Google accused of racism after black names are 25% more likely to bring up adverts for criminal records checks

Doubtful. No one from Google has ever been seen at a tea party rally. :)

“A Harvard University professor found ‘significant discrimination’ after comparing the adverts which appear when searching a typically black name compared with those for typically white names.”

Read more at the Daily Mail.


  1. My position remains thus: If someone else’s race is important to you, then you are a racist.
    If she is so sure of her idea, why can’t she produce copies of Google’s alleged lists of ‘racially suggestive names’? Or at least publish her own lists of names which allegedly elicited a statistically significant number of hits?

  2. Tadchem,
    I take it one step further. I only recognize one race of sentient beings on this planet: homo sapiens. So how can anybody be racist? Who cares about trivial regional variations? They mean nothing.

  3. There are distinct races in all animals, including primates, and they enhance segregationist mating choices forming a loop acting to promote genetic diversity. That’s how we end up with a peacock’s tail or with a cranium that does not fit in the birth canal without a complicated twist.

    The diversity due to segregationist behaviour (which is unlikely to disappear any time soon) can reach the point when not all of us are the same species anymore. Look up examples of “ring species” for more insights.

    Where no races exist initially, they are created from scratch by enhancing totally accidental diversity (such as the kind of song you sing).

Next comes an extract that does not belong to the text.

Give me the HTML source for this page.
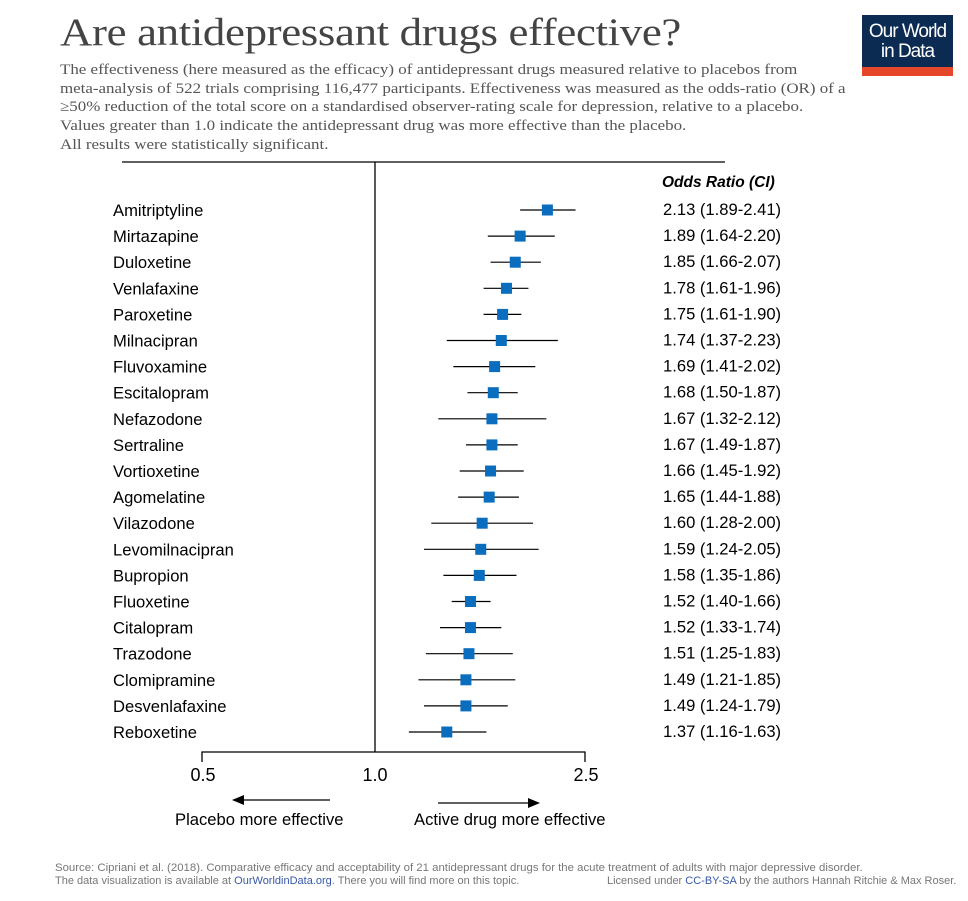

  4. You can be a racist (or perceived as such) even if someone else’s race is not important to you. Case in point: when I first arrived in the Midwest, I was appalled by the dangerous condition of the rail tracks. Most had not been maintained in decades, with poor or non-existent drainage, splashing destroying the ballast, loose ties, lost sakes, rails bending under load well into their fatigue zone, and, of course, a steady stream of derailings reported in the news. I shared my observations with colleagues at work and they told me it was a well-recognised problem. An acute shortage of workforce, they told me. I mentioned that where I came from, there was no shortage of workforce in rail maintenance. True, able men did not like the job, but there always were many enough able-bodied women willing to do it, and prisoners were also used on occasion.

    When my buddies (half of whom were black men) heard me mention prisoners, they convulsed with laughter. They said, “Just imagine a gang of black dudes in chains swinging hammers on a railroad. That kind of show will never be allowed in this country.”